There has been progress on human rights. On Nov. 17, Attorney General David Eby tabled Bills 18 and 29, legislative amendments that would further uphold Indigenous human rights. Both represent important steps to implement DRIPA, Eby said while restating the NDP government’s commitment to reconciliation and combatting racism and discrimination.
B.C. Human Rights Commissioner Kasari Govender said Indigenous leadership together with the Human Rights Tribunal and her office called for Indigenous identity to be explicitly protected in the province’s Human Right’s Code.
“UBCIC supports the new reforms brought in today, but we know we have to double down on the hard work to make real progress and switch from simply promoting the rights of Indigenous Peoples, to implementing the rights of Indigenous Peoples every day in all areas of life in British Columbia,” said Kukpi7 Judy Wilson, secretary-treasurer of UBCIC.
Responding to the amendments, Regional Chief Terry Teegee of the B.C. Assembly of First Nations said they are now beginning to see movement on the immense task of transforming B.C. laws.

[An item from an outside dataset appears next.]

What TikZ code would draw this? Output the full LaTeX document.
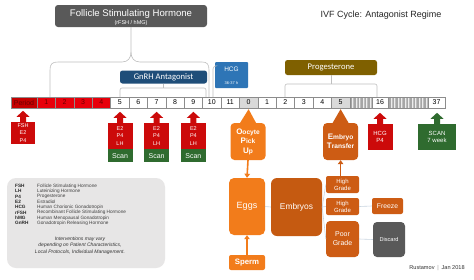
\documentclass[tikz,border=0pt]{standalone}
\usepackage{fontspec}
\setmainfont{Liberation Sans}
\newfontfamily\carl{Carlito}
\usetikzlibrary{arrows.meta,calc,patterns.meta}
\definecolor{perred}{HTML}{C40000}
\definecolor{tred}{HTML}{E8000B}
\definecolor{txtred}{HTML}{6A0000}
\definecolor{mred}{HTML}{CC0A0A}
\definecolor{mgreen}{HTML}{2F6B2F}
\definecolor{hcgblue}{HTML}{2E75B6}
\definecolor{gnrh}{HTML}{1F4E79}
\definecolor{prog}{HTML}{7F6000}
\definecolor{dgray}{HTML}{595959}
\definecolor{leg}{HTML}{E7E6E6}
\definecolor{orgA}{HTML}{F27C1B}
\definecolor{orgB}{HTML}{C55A11}
\definecolor{orgC}{HTML}{CD5C14}
\definecolor{cellline}{HTML}{8C8C8C}
\definecolor{bracecol}{HTML}{BFBFBF}
\definecolor{conncol}{HTML}{C8D4E0}
\definecolor{cellgray}{HTML}{D9D9D9}
\definecolor{hatchbg}{HTML}{EDEDED}
\newcommand\fsz[2]{\fontsize{#1}{#2}\selectfont}
\newcommand\firstbig[2]{{\fsz{8}{9.5}#1}{\fsz{6.6}{9.5}#2}}
\newcommand\uparr[2]{\fill[#2] (#1.north) ++(-3,0.5) -- ++(0,-5.5) -- ++(-3.5,0) -- ++(6.5,-6) -- ++(6.5,6) -- ++(-3.5,0) -- ++(0,5.5) -- cycle;}
\begin{document}
\begin{tikzpicture}[x=1pt,y=-1pt,
  box/.style={rounded corners=2.5pt, inner sep=0pt, text=white, align=center},
  mbox/.style={inner sep=0pt, text=white, align=center},
  cell/.style={draw=cellline, line width=0.4pt, minimum height=11pt, minimum width=18.4pt, inner sep=0pt, font=\fsz{7}{8}},
  brc/.style={draw=bracecol, line width=0.6pt},
  conn/.style={draw=conncol, line width=0.6pt},
  oarr/.style={draw=orgA, line width=1.6pt, -{Triangle[width=5.5pt,length=4pt]}},
  lab/.style={anchor=west, inner sep=0pt, font=\fsz{4.7}{5}},
  wtxt/.style={inner sep=0pt, text=white},
]
\useasboundingbox (0,0) rectangle (474,279);
\fill[white] (0,0) rectangle (474,279);

% title
\node[inner sep=0pt, font=\fsz{9}{10}, text=black!85] (title) at (381,15) {IVF Cycle: Antagonist Regime};

% top boxes
\node[box, fill=dgray, minimum width=152pt, minimum height=22pt, rounded corners=3pt] (fsh) at (131,16) {};
\node[wtxt, font=\fsz{9.6}{10}] (fshT) at ($(fsh.center)+(0,-1.5)$) {Follicle Stimulating Hormone};
\node[wtxt, font=\fsz{5.5}{6}] (fshS) at ($(fsh.center)+(0,7.5)$) {(rFSH / hMG)};
\node[box, fill=gnrh, minimum width=87pt, minimum height=13pt, font=\carl\fsz{8.6}{9}] (gnrh) at (163.5,77) {GnRH Antagonist};
\node[box, fill=hcgblue, minimum width=33pt, minimum height=26pt, rounded corners=1pt] (hcg) at (231.5,75) {};
\node[wtxt, font=\fsz{6.5}{7}] (hcgT) at ($(hcg.center)+(0,-6)$) {HCG};
\node[wtxt, font=\fsz{4}{5}] (hcgS) at ($(hcg.center)+(0,8.5)$) {36-37 h};
\node[box, fill=prog, minimum width=92pt, minimum height=15pt, font=\carl\fsz{8.6}{9}] (prog) at (331,67.5) {Progesterone};

% braces / brackets
\draw[brc] (fsh.south) -- (131,52) .. controls (131,58) and (128,62) .. (122,62) -- (58,62)
  .. controls (52,62) and (50,64) .. (50,70) -- (50,97);
\draw[brc] (131,52) .. controls (131,58) and (134,62) .. (140,62) -- (202,62)
  .. controls (207,62) and (209,64) .. (209,70) -- (209,97);
\draw[brc, rounded corners=2pt] (120,97) -- (120,88) -- (206,88) -- (206,97);
\draw[brc] (gnrh.south) -- (163.5,88);
\draw[brc, rounded corners=3pt] (hcg.west |- 0,66) -- (213,66) -- (213,97);
\draw[brc, rounded corners=2pt] (285,97) -- (285,84) -- (377,84) -- (377,97);
\draw[brc] (prog.south) -- (331,84);

% timeline
\node[cell, fill=perred, minimum width=26pt, text=txtred] (cP) at (24,102.5) {Period};
\foreach \n [count=\i] in {1,2,3,4}
  \node[cell, fill=tred, text=txtred] (c\i) at ({37+18.4*(\i-0.5)},102.5) {\n};
\foreach \n [count=\i from 5] in {5,6,7,8,9,10,11}
  \node[cell, fill=white] (c\i) at ({37+18.4*(\i-0.5)},102.5) {\n};
\node[cell, fill=cellgray] (c12) at ({37+18.4*11.5},102.5) {0};
\foreach \n [count=\i from 13] in {1,2,3,4}
  \node[cell, fill=white] (c\i) at ({37+18.4*(\i-0.5)},102.5) {\n};
\node[cell, fill=cellgray] (c17) at ({37+18.4*16.5},102.5) {5};
\node[cell, minimum width=22.2pt, preaction={fill=hatchbg}, pattern={Lines[angle=90,distance=1.4pt,line width=0.35pt]}, pattern color=gray!70] (hA) at (360.9,102.5) {};
\node[cell, fill=white, minimum width=16pt] (c16) at (380,102.5) {16};
\node[cell, minimum width=40pt, preaction={fill=hatchbg}, pattern={Lines[angle=90,distance=1.4pt,line width=0.35pt]}, pattern color=gray!70] (hB) at (408,102.5) {};
\node[cell, fill=white, minimum width=17pt] (c37) at (436.5,102.5) {37};

% markers
\node[mbox, fill=mred, minimum width=24pt, minimum height=22pt, font=\fsz{5.5}{7.3}] (m0) at (23,133) {FSH\\E2\\P4};
\uparr{m0}{mred}
\foreach \k/\x in {5/120,7/156.6,9/193.4}{
  \node[mbox, fill=mred, minimum width=25pt, minimum height=26pt, font=\fsz{5.5}{7.3}] (m\k) at (\x,136) {E2\\P4\\LH};
  \node[mbox, fill=mgreen, minimum width=25pt, minimum height=13pt, font=\fsz{7}{8}, anchor=north] (s\k) at (m\k.south) {Scan};
  \uparr{m\k}{mred}
}
\node[mbox, fill=mred, minimum width=25pt, minimum height=26pt, font=\fsz{6}{7.3}] (m16) at (380,137) {HCG\\P4};
\uparr{m16}{mred}
\node[mbox, fill=mgreen, minimum width=38pt, minimum height=26pt, font=\fsz{6}{7.3}] (m37) at (437,137) {SCAN\\7 week};
\uparr{m37}{mgreen}

% orange flow
\node[box, fill=orgA, minimum width=35pt, minimum height=37pt, rounded corners=4pt, font=\bfseries\fsz{6.6}{9.5}] (oocyte) at (248,141.5)
  {\firstbig{O}{ocyte}\\\firstbig{P}{ick}\\\firstbig{U}{p}};
\fill[orgA] ($(oocyte.north)+(-8.5,1)$) -- ($(c12.south)+(0,1)$) -- ($(oocyte.north)+(8.5,1)$) -- cycle;
\node[box, fill=orgC, minimum width=35pt, minimum height=37pt, rounded corners=4pt, font=\bfseries\fsz{6.6}{9.5}] (et) at (340.6,141.5)
  {\firstbig{E}{mbryo}\\\firstbig{T}{ransfer}};
\fill[orgC] ($(et.north)+(-8.5,1)$) -- ($(c17.south)+(0,1)$) -- ($(et.north)+(8.5,1)$) -- cycle;

\node[box, fill=orgA, minimum width=36pt, minimum height=57pt, rounded corners=5pt, font=\fsz{9}{10}] (eggs) at (247,206.5) {Eggs};
\node[box, fill=orgA, minimum width=36pt, minimum height=15pt, rounded corners=2pt, font=\bfseries\fsz{7.8}{9}] (sperm) at (247,262.5) {Sperm};
\node[box, fill=orgB, minimum width=51pt, minimum height=58pt, rounded corners=6pt, font=\fsz{8.4}{10}] (emb) at (296.5,207) {Embryos};
\node[box, fill=orgC, minimum width=33pt, minimum height=17pt, rounded corners=2pt, font=\fsz{6}{7.2}] (hg1) at (342.5,184.5) {High\\Grade};
\node[box, fill=orgC, minimum width=33pt, minimum height=17pt, rounded corners=2pt, font=\fsz{6}{7.2}] (hg2) at (342.5,206.5) {High\\Grade};
\node[box, fill=orgC, minimum width=33pt, minimum height=36pt, rounded corners=4pt, font=\fsz{7}{9}] (pg) at (342.5,239) {Poor\\Grade};
\node[box, fill=orgC, minimum width=31pt, minimum height=16pt, rounded corners=2pt, font=\fsz{6.8}{8}] (frz) at (387.5,206) {Freeze};
\node[box, fill=dgray, minimum width=32pt, minimum height=35pt, rounded corners=4pt, font=\fsz{5.6}{7}] (disc) at (389,239.5) {Discard};

\draw[oarr] (oocyte.south) -- (eggs.north);
\draw[oarr] (sperm.north) -- (eggs.south);
\draw[oarr, draw=orgC] (hg1.north -| et.south) -- (et.south);
\draw[conn] (eggs.east) -- (emb.west);
\draw[conn] (emb.east) -- (hg2.west);
\draw[conn] (emb.east) -- (hg1.west);
\draw[conn] (emb.east) -- (pg.west);
\draw[conn] (hg2.east) -- (frz.west);
\draw[conn] (pg.east) -- (disc.west);

% legend
\node[draw=none, fill=leg, rounded corners=9pt, minimum width=158pt, minimum height=90pt, inner sep=0pt] (legend) at (86,223) {};
\foreach \a/\d [count=\i from 0] in {FSH/Follicle Stimulating Hormone, LH/Luteinizing Hormone, P4/Progesterone, E2/Estradiol, HCG/Human Chorionic Gonadotropin, rFSH/Recombinant Follicle Stimulating Hormone, hMG/Human Menopausal Gonadotropin, GnRH/Gonadotropin Releasing Hormone}{
  \node[lab, font=\bfseries\fsz{4.7}{5}, text=black!85] (la\i) at (15,{186+5.3*\i}) {\a};
  \node[lab, text=black!75] (ld\i) at (37,{186+5.3*\i}) {\d};
}
\node[inner sep=0pt, align=center, font=\itshape\fsz{5}{6.3}, text=black!80] (note) at (80,245.5)
  {Interventions may vary\\depending on Patient Characteristics,\\Local Protocols, Individual Management.};

\node[inner sep=0pt, font=\fsz{5.6}{6}, text=black!80] (sig) at (437,268) {Rustamov\enspace{\color{black!40}|}\enspace Jan 2018};
\end{tikzpicture}
\end{document}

But consultation with First Nations on other key legislation of critical importance to them has been lacking or altogether absent, not a hopeful sign the government takes implementation seriously. One example is Bill 22, Freedom of Information and Protection of Privacy Act amendments that were expected to pass before the end of the legislative session. This week, the Union of B.C. Indian Chiefs issued an open letter calling for its withdrawal.
“The bill in its current form fails to uphold First Nations’ unique rights of access to information as many of the proposed amendments will create new barriers for First Nations requiring access to provincial government records to substantiate their historical grievances against the Crown,” the letter states, calling the amendments a contravention of UNDRIP and DRIPA.

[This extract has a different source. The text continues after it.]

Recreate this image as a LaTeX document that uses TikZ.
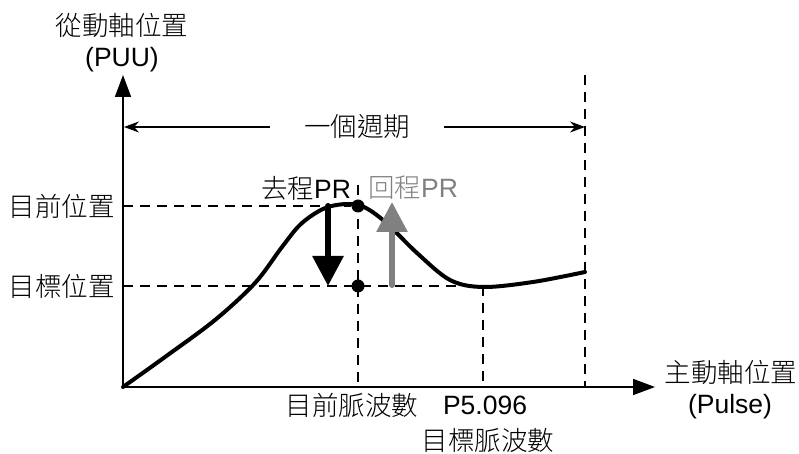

By adding a fee for FOI requests — which cannot be waived even when an application is made in the public interest — the province is disproportionately harming First Nation applicants, UBCIC states. The fee violates the UN declaration since it was never discussed with First Nations or their representative organizations, they contend.

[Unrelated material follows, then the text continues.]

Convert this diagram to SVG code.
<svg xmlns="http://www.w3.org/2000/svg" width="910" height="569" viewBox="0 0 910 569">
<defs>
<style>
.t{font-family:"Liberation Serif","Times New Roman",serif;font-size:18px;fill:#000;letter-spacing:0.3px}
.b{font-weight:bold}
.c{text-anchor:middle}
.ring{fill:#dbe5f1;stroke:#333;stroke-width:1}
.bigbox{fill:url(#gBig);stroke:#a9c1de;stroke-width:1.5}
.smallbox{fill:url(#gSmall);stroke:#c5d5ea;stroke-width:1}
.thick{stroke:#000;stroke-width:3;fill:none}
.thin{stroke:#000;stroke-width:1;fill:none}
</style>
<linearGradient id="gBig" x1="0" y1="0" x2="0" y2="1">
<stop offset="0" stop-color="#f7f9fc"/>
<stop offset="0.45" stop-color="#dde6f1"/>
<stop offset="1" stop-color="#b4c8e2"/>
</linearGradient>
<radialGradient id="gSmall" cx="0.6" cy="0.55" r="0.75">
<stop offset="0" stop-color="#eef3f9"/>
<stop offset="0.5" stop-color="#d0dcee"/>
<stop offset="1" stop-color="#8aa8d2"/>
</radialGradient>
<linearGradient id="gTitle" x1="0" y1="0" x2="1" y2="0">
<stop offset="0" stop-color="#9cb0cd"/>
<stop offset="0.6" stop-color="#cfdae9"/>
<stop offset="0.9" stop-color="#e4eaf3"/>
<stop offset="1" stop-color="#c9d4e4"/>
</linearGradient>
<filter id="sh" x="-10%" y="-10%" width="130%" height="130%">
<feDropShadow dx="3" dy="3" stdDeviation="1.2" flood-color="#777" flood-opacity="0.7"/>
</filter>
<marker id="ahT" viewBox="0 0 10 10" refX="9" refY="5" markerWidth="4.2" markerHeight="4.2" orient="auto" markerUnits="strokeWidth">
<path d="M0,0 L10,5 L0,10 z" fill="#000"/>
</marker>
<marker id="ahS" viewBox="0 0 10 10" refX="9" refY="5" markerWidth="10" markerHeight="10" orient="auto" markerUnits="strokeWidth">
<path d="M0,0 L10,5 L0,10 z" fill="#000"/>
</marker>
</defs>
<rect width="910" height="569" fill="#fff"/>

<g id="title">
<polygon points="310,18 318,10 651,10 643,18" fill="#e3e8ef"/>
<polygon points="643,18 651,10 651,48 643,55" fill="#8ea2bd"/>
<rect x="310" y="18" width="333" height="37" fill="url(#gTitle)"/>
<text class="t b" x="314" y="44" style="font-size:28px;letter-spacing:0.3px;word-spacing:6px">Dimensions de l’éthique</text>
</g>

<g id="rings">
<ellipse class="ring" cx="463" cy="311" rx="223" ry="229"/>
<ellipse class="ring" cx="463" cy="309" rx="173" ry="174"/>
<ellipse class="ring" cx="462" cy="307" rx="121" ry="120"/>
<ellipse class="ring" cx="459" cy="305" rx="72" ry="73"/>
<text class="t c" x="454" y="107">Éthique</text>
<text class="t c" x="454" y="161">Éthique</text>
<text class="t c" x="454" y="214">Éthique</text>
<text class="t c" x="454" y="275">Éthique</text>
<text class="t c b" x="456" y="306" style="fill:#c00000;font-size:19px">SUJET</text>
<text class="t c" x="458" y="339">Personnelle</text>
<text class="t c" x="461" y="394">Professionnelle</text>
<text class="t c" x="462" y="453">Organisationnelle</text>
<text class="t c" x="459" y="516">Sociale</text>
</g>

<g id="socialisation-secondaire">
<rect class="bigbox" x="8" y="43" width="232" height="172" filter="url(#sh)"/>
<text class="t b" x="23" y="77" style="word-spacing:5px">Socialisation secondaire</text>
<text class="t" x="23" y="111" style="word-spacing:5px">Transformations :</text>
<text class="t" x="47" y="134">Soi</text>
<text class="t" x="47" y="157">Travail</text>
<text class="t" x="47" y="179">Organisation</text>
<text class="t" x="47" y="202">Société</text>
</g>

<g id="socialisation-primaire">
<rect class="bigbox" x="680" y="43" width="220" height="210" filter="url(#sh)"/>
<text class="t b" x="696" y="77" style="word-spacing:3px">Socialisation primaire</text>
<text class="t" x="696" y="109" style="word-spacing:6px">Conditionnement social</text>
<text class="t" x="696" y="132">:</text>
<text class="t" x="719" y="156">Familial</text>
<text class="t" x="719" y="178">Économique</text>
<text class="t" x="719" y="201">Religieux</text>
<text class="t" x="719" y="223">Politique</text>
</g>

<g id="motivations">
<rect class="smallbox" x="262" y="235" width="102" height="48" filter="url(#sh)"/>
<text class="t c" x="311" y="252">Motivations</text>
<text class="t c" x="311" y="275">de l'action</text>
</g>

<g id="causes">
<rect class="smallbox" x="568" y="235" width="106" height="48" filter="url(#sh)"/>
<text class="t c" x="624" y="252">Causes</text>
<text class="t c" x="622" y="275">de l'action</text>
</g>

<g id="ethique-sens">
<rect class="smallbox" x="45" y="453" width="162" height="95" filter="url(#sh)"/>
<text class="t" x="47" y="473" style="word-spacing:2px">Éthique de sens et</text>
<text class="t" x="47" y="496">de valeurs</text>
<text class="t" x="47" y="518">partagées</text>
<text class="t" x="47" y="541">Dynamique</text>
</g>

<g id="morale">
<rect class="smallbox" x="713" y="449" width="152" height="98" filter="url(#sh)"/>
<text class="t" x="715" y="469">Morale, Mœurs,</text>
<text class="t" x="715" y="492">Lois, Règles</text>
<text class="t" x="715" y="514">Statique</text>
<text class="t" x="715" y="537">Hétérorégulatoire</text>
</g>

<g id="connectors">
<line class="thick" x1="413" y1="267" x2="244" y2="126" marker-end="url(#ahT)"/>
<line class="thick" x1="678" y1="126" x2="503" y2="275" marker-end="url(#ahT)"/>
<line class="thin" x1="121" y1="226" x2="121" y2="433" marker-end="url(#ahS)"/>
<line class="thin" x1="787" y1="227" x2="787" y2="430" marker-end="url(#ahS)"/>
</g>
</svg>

Amendments to the Clean Energy Act and the Mental Health Act also proceeded without consultation in 2020.
While the provincial government is working with some First Nations — engaging with Huu-ay-aht, Ditidaht and Pacheedaht through joint forest management talks — it was unclear how much input First Nations had into the province’s old growth strategy, Sayers said.
Then there is the need to develop new, cleaner sources of energy for small and remote communities along the coast. Despite COP 26, the Clean B.C. plan to reduce pollution and a Clean Energy Summit taking place this past week, too few First Nation opportunities are on the table, she said.
All of this leads Sayers to question whether old attitudes have changed and the Ministry of Indigenous Relations and Reconciliation has the staff resources to handle the enormous and complex task at hand. She wants to see an independent secretariat with Indigenous representation that can wield the power to compel government to follow through on DRIPA commitments.
“I just don’t see the change in attitude that we need,” she said.